Directive.
Isolate every line in the data with the string "chart" and copy it.
-- Start Data for this exercise --
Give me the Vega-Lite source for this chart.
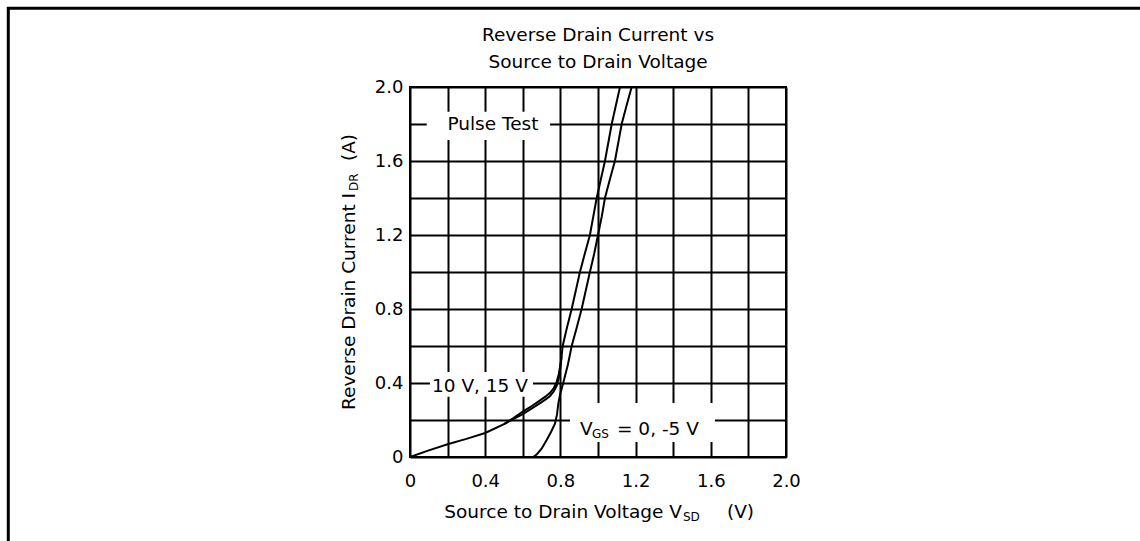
{
  "$schema": "https://vega.github.io/schema/vega-lite/v6.json",
  "width": 376,
  "height": 370,
  "autosize": {"type": "none"},
  "padding": {"left": 410, "top": 87, "right": 354, "bottom": 84},
  "background": "white",
  "config": {
    "view": {"stroke": "black", "strokeWidth": 2},
    "font": "DejaVu Sans",
    "text": {"font": "DejaVu Sans", "color": "black"}
  },
  "encoding": {
    "x": {
      "field": "x", "type": "quantitative",
      "scale": {"domain": [0, 2], "nice": false, "zero": false},
      "axis": {
        "values": [0, 0.2, 0.4, 0.6, 0.8, 1.0, 1.2, 1.4, 1.6, 1.8, 2.0],
        "grid": true, "gridColor": "black", "gridWidth": 2, "gridOpacity": 1,
        "domain": false, "ticks": false,
        "labelExpr": "round(datum.value*10) % 4 == 0 ? (datum.value == 0 ? '0' : format(datum.value, '.1f')) : ''",
        "labelFont": "DejaVu Sans", "labelFontSize": 18, "labelColor": "black",
        "labelPadding": 15, "labelFlush": false, "labelOverlap": false,
        "title": null
      }
    },
    "y": {
      "field": "y", "type": "quantitative",
      "scale": {"domain": [0, 2], "nice": false, "zero": false},
      "axis": {
        "values": [0, 0.2, 0.4, 0.6, 0.8, 1.0, 1.2, 1.4, 1.6, 1.8, 2.0],
        "grid": true, "gridColor": "black", "gridWidth": 2, "gridOpacity": 1,
        "domain": false, "ticks": false,
        "labelExpr": "round(datum.value*10) % 4 == 0 ? (datum.value == 0 ? '0' : format(datum.value, '.1f')) : ''",
        "labelFont": "DejaVu Sans", "labelFontSize": 18, "labelColor": "black",
        "labelPadding": 7, "labelFlush": false, "labelOverlap": false,
        "title": null
      }
    }
  },
  "layer": [
    {
      "data": {"values": [
        {"x": 0.089, "x2": 0.745, "y": 1.714, "y2": 1.866},
        {"x": 0.106, "x2": 0.654, "y": 0.326, "y2": 0.459},
        {"x": 0.851, "x2": 1.622, "y": 0.081, "y2": 0.292}
      ]},
      "mark": {"type": "rect", "fill": "white"},
      "encoding": {
        "x2": {"field": "x2"},
        "y2": {"field": "y2"}
      }
    },
    {
      "data": {"values": [
        {"series": "10 V", "x": 0, "y": 0},
        {"series": "10 V", "x": 0.1, "y": 0.036},
        {"series": "10 V", "x": 0.2, "y": 0.069},
        {"series": "10 V", "x": 0.3, "y": 0.098},
        {"series": "10 V", "x": 0.4, "y": 0.13},
        {"series": "10 V", "x": 0.5, "y": 0.178},
        {"series": "10 V", "x": 0.6, "y": 0.232},
        {"series": "10 V", "x": 0.69, "y": 0.29},
        {"series": "10 V", "x": 0.72, "y": 0.31},
        {"series": "10 V", "x": 0.745, "y": 0.33},
        {"series": "10 V", "x": 0.765, "y": 0.355},
        {"series": "10 V", "x": 0.78, "y": 0.385},
        {"series": "10 V", "x": 0.792, "y": 0.43},
        {"series": "10 V", "x": 0.8, "y": 0.48},
        {"series": "10 V", "x": 0.806, "y": 0.54},
        {"series": "10 V", "x": 0.812, "y": 0.6},
        {"series": "10 V", "x": 0.835, "y": 0.7},
        {"series": "10 V", "x": 0.86, "y": 0.8},
        {"series": "10 V", "x": 0.882, "y": 0.9},
        {"series": "10 V", "x": 0.904, "y": 1.0},
        {"series": "10 V", "x": 0.93, "y": 1.1},
        {"series": "10 V", "x": 0.957, "y": 1.2},
        {"series": "10 V", "x": 0.975, "y": 1.3},
        {"series": "10 V", "x": 0.993, "y": 1.4},
        {"series": "10 V", "x": 1.015, "y": 1.5},
        {"series": "10 V", "x": 1.037, "y": 1.6},
        {"series": "10 V", "x": 1.055, "y": 1.7},
        {"series": "10 V", "x": 1.073, "y": 1.8},
        {"series": "10 V", "x": 1.095, "y": 1.9},
        {"series": "10 V", "x": 1.117, "y": 2.0},
        {"series": "15 V", "x": 0.5, "y": 0.178},
        {"series": "15 V", "x": 0.55, "y": 0.21},
        {"series": "15 V", "x": 0.6, "y": 0.245},
        {"series": "15 V", "x": 0.65, "y": 0.277},
        {"series": "15 V", "x": 0.69, "y": 0.305},
        {"series": "15 V", "x": 0.72, "y": 0.326},
        {"series": "15 V", "x": 0.745, "y": 0.347},
        {"series": "15 V", "x": 0.765, "y": 0.373},
        {"series": "15 V", "x": 0.78, "y": 0.405},
        {"series": "15 V", "x": 0.792, "y": 0.45},
        {"series": "15 V", "x": 0.8, "y": 0.5},
        {"series": "15 V", "x": 0.806, "y": 0.54},
        {"series": "0 V", "x": 0.656, "y": 0},
        {"series": "0 V", "x": 0.675, "y": 0.015},
        {"series": "0 V", "x": 0.7, "y": 0.045},
        {"series": "0 V", "x": 0.727, "y": 0.092},
        {"series": "0 V", "x": 0.75, "y": 0.135},
        {"series": "0 V", "x": 0.771, "y": 0.18},
        {"series": "0 V", "x": 0.782, "y": 0.23},
        {"series": "0 V", "x": 0.789, "y": 0.29},
        {"series": "0 V", "x": 0.8, "y": 0.345},
        {"series": "0 V", "x": 0.815, "y": 0.4},
        {"series": "0 V", "x": 0.84, "y": 0.5},
        {"series": "0 V", "x": 0.86, "y": 0.6},
        {"series": "0 V", "x": 0.887, "y": 0.7},
        {"series": "0 V", "x": 0.913, "y": 0.8},
        {"series": "0 V", "x": 0.935, "y": 0.9},
        {"series": "0 V", "x": 0.957, "y": 1.0},
        {"series": "0 V", "x": 0.98, "y": 1.1},
        {"series": "0 V", "x": 1.0, "y": 1.2},
        {"series": "0 V", "x": 1.02, "y": 1.3},
        {"series": "0 V", "x": 1.037, "y": 1.4},
        {"series": "0 V", "x": 1.063, "y": 1.5},
        {"series": "0 V", "x": 1.09, "y": 1.6},
        {"series": "0 V", "x": 1.108, "y": 1.7},
        {"series": "0 V", "x": 1.126, "y": 1.8},
        {"series": "0 V", "x": 1.152, "y": 1.9},
        {"series": "0 V", "x": 1.179, "y": 2.0}
      ]},
      "mark": {"type": "line", "stroke": "black", "strokeWidth": 2},
      "encoding": {
        "detail": {"field": "series", "type": "nominal"}
      }
    },
    {
      "data": {"values": [
        {"x": 0.441, "y": 1.8, "t": "Pulse Test"},
        {"x": 0.372, "y": 0.384, "t": "10 V, 15 V"},
        {"x": 1.0, "y": 2.281, "t": "Reverse Drain Current vs"},
        {"x": 1.0, "y": 2.135, "t": "Source to Drain Voltage"}
      ]},
      "mark": {"type": "text", "align": "center", "baseline": "middle", "fontSize": 18.5, "font": "DejaVu Sans", "color": "black"},
      "encoding": {
        "text": {"field": "t"}
      }
    },
    {
      "data": {"values": [
        {"x": 0.904, "y": 0.153, "t": "V"},
        {"x": 1.101, "y": 0.153, "t": "= 0, -5 V"},
        {"x": 1.686, "y": -0.297, "t": "(V)"}
      ]},
      "mark": {"type": "text", "align": "left", "baseline": "middle", "fontSize": 18.5, "font": "DejaVu Sans", "color": "black"},
      "encoding": {
        "text": {"field": "t"}
      }
    },
    {
      "data": {"values": [
        {"x": 1.447, "y": -0.297, "t": "Source to Drain Voltage V"}
      ]},
      "mark": {"type": "text", "align": "right", "baseline": "middle", "fontSize": 18.5, "font": "DejaVu Sans", "color": "black"},
      "encoding": {
        "text": {"field": "t"}
      }
    },
    {
      "data": {"values": [
        {"x": 0.968, "y": 0.153, "t": "GS"},
        {"x": 1.452, "y": -0.297, "t": "SD"}
      ]},
      "mark": {"type": "text", "align": "left", "baseline": "middle", "fontSize": 12, "dy": 5, "font": "DejaVu Sans", "color": "black"},
      "encoding": {
        "text": {"field": "t"}
      }
    },
    {
      "data": {"values": [
        {"x": -0.324, "y": 1.427, "t": "Reverse Drain Current  I"}
      ]},
      "mark": {"type": "text", "align": "right", "baseline": "middle", "angle": 270, "fontSize": 18.5, "font": "DejaVu Sans", "color": "black"},
      "encoding": {
        "text": {"field": "t"}
      }
    },
    {
      "data": {"values": [
        {"x": -0.324, "y": 1.6, "t": "(A)"}
      ]},
      "mark": {"type": "text", "align": "left", "baseline": "middle", "angle": 270, "fontSize": 18.5, "font": "DejaVu Sans", "color": "black"},
      "encoding": {
        "text": {"field": "t"}
      }
    },
    {
      "data": {"values": [
        {"x": -0.324, "y": 1.438, "t": "DR"}
      ]},
      "mark": {"type": "text", "align": "left", "baseline": "middle", "angle": 270, "fontSize": 12, "dy": 5, "font": "DejaVu Sans", "color": "black"},
      "encoding": {
        "text": {"field": "t"}
      }
    },
    {
      "data": {"values": [
        {"x": -2.144, "x2": 3.883, "y": 2.4254, "y2": 2.4254},
        {"x": -2.1367, "x2": -2.1367, "y": 2.433, "y2": -0.46}
      ]},
      "mark": {"type": "rule", "stroke": "black", "strokeWidth": 3},
      "encoding": {
        "x2": {"field": "x2"},
        "y2": {"field": "y2"}
      }
    }
  ]
}
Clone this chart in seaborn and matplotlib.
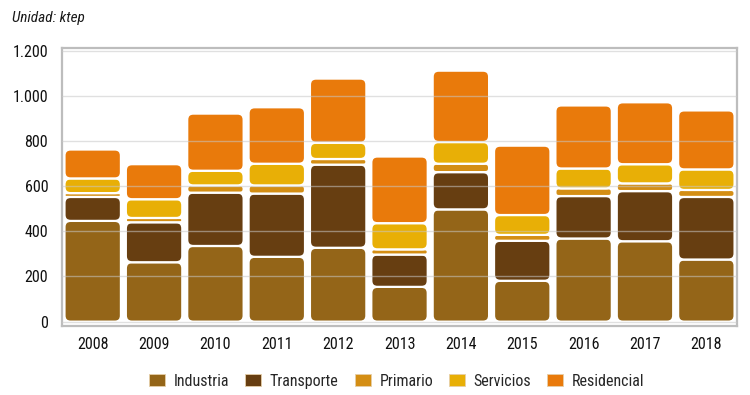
import pandas as pd
import seaborn as sns
import matplotlib.pyplot as plt
from matplotlib.patches import FancyBboxPatch, Patch
from matplotlib.ticker import FuncFormatter

# Data (ktep)
years = ['2008', '2009', '2010', '2011', '2012', '2013', '2014', '2015', '2016', '2017', '2018']
industria = [446, 263, 335, 287, 327, 154, 497, 181, 368, 356, 275]
transporte = [106, 177, 236, 280, 368, 143, 165, 177, 188, 222, 277]
primario = [17, 19, 32, 36, 25, 23, 37, 26, 34, 34, 31]
servicios = [65, 83, 65, 96, 72, 116, 96, 88, 88, 85, 91]
residencial = [128, 155, 253, 250, 284, 295, 316, 307, 279, 274, 261]

series_names = ['Industria', 'Transporte', 'Primario', 'Servicios', 'Residencial']
series_values = [industria, transporte, primario, servicios, residencial]
colors = ['#946518', '#673e11', '#d48e14', '#e8af06', '#e97a0b']

sns.set_style('white')
plt.rcParams['font.family'] = ['Liberation Sans Narrow', 'Roboto Condensed', 'DejaVu Sans']

fig = plt.figure(figsize=(7.5, 3.95), dpi=100)
ax = fig.add_axes([0.0827, 0.1754, 0.9, 0.7023])

# Stacked bars: one barplot per series, bottom = running total
bottom = [0] * len(years)
for name, vals, col in zip(series_names, series_values, colors):
    df = pd.DataFrame({'year': years, 'value': vals})
    sns.barplot(data=df, x='year', y='value', order=years, color=col,
                saturation=1, width=0.92, bottom=bottom, ax=ax)
    bottom = [b + v for b, v in zip(bottom, vals)]

ax.set_xlim(-0.5, 10.5)
ax.set_ylim(-18, 1210)
fig.canvas.draw()

# swap the plain rectangles for rounded ones
bb = ax.get_window_extent()
xu = 11 / bb.width          # x data units per pixel
yu = 1228 / bb.height       # y data units per pixel
aspect = yu / xu
for p in list(ax.patches):
    x, y, w, h = p.get_x(), p.get_y(), p.get_width(), p.get_height()
    fc = p.get_facecolor()
    p.remove()
    r_px = min(6, (h / yu) / 2 - 0.5, (w / xu) / 2)
    r_px = max(r_px, 0.5)
    fb = FancyBboxPatch((x, y), w, h,
                        boxstyle=f'round,pad=0,rounding_size={r_px * xu}',
                        mutation_aspect=aspect, facecolor=fc,
                        edgecolor='white', linewidth=1.6, zorder=1)
    ax.add_patch(fb)

# grid drawn over the bars, faint
ax.set_axisbelow(False)
ax.yaxis.grid(True, color='#c8c8c8', alpha=0.55, linewidth=1)
ax.xaxis.grid(False)
ax.set_yticks(range(0, 1201, 200))
ax.yaxis.set_major_formatter(FuncFormatter(lambda v, pos: f'{v:,.0f}'.replace(',', '.')))
ax.tick_params(axis='both', length=0, labelsize=11.5, colors='#111111')
ax.tick_params(axis='y', pad=10)
ax.tick_params(axis='x', pad=8)

for s in ax.spines.values():
    s.set_visible(True)
    s.set_color('#bdbdbd')
    s.set_linewidth(1.6)

ax.set_xlabel('')
ax.set_ylabel('')

fig.text(0.016, 0.945, 'Unidad: ktep', style='italic', fontsize=11, color='#1a1a1a')

handles = [Patch(facecolor=c, edgecolor='#e6cfa8', linewidth=0.6) for c in colors]
fig.legend(handles, series_names, loc='center', bbox_to_anchor=(0.529, 0.035), ncol=5,
           frameon=False, fontsize=11.5, handlelength=1.0, handleheight=0.7,
           columnspacing=1.0, handletextpad=0.55)

plt.savefig('out.png', dpi=100)
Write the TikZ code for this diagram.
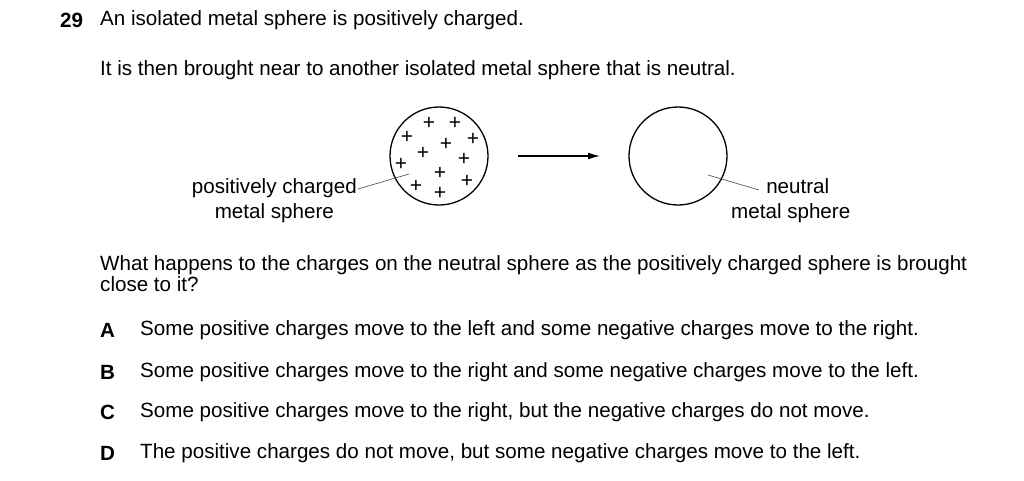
\documentclass[tikz,border=0pt]{standalone}
\usepackage{fontspec}
\usetikzlibrary{arrows.meta}
\setmainfont{Liberation Sans}
\begin{document}
\begin{tikzpicture}[x=1pt,y=-1pt,
  txt/.style={anchor=west,inner sep=0pt,font=\fontsize{20.6}{22}\selectfont},
  lbl/.style={inner sep=0pt,align=center,font=\fontsize{20.6}{25}\selectfont},
  pl/.style={inner sep=0pt,font=\fontsize{21}{21}\selectfont}]
\useasboundingbox (0,0) rectangle (1024,480);
\node[txt,font=\fontsize{20.6}{22}\selectfont\bfseries] (n) at (60,20) {29};
\node[txt] (q1) at (100,20) {An isolated metal sphere is positively charged.};
\node[txt] (q2) at (100,70) {It is then brought near to another isolated metal sphere that is neutral.};
\draw[line width=1.3pt] (439,156) circle (49);
\draw[line width=1.3pt] (678,156) circle (49);
\foreach \p in {(429,123),(455,123),(407,137),(446,144),(473,139),(423,153),(464,159),(401,164),(440,173),(416,186),(467,181),(440,193)}
  \node[pl] at \p {+};
\coordinate (as) at (518,156); \coordinate (ae) at (600,156);
\draw[line width=1.3pt,-{Latex[length=12pt,width=7pt]}] (as) -- (ae);
\node[lbl,anchor=east] (l1) at (357,201) {positively charged\\metal sphere};
\node[lbl,anchor=west] (l2) at (731,201) {\hspace*{14pt}neutral\\metal sphere};
\coordinate (p1) at (409,174); \coordinate (p2) at (708,175);
\coordinate (e1) at (358,189); \coordinate (e2) at (759,190);
\draw[gray!70!black,line width=0.7pt] (e1) -- (p1);
\draw[gray!70!black,line width=0.7pt] (e2) -- (p2);
\node[txt] (w1) at (100,265) {What happens to the charges on the neutral sphere as the positively charged sphere is brought};
\node[txt] (w2) at (100,284) {close to it?};
\foreach \y/\L/\T in {330/A/Some positive charges move to the left and some negative charges move to the right.,
 372/B/Some positive charges move to the right and some negative charges move to the left.,
 412/C/{Some positive charges move to the right, but the negative charges do not move.},
 453/D/{The positive charges do not move, but some negative charges move to the left.}}{
  \node[txt,font=\fontsize{20.6}{22}\selectfont\bfseries] (L\L) at (100,\y) {\L};
  \node[txt] (T\L) at (140,\y) {\T};
}
\end{tikzpicture}
\end{document}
-- End Data for this exercise --
Output below.
Give me the Vega-Lite source for this chart.
Clone this chart in seaborn and matplotlib.

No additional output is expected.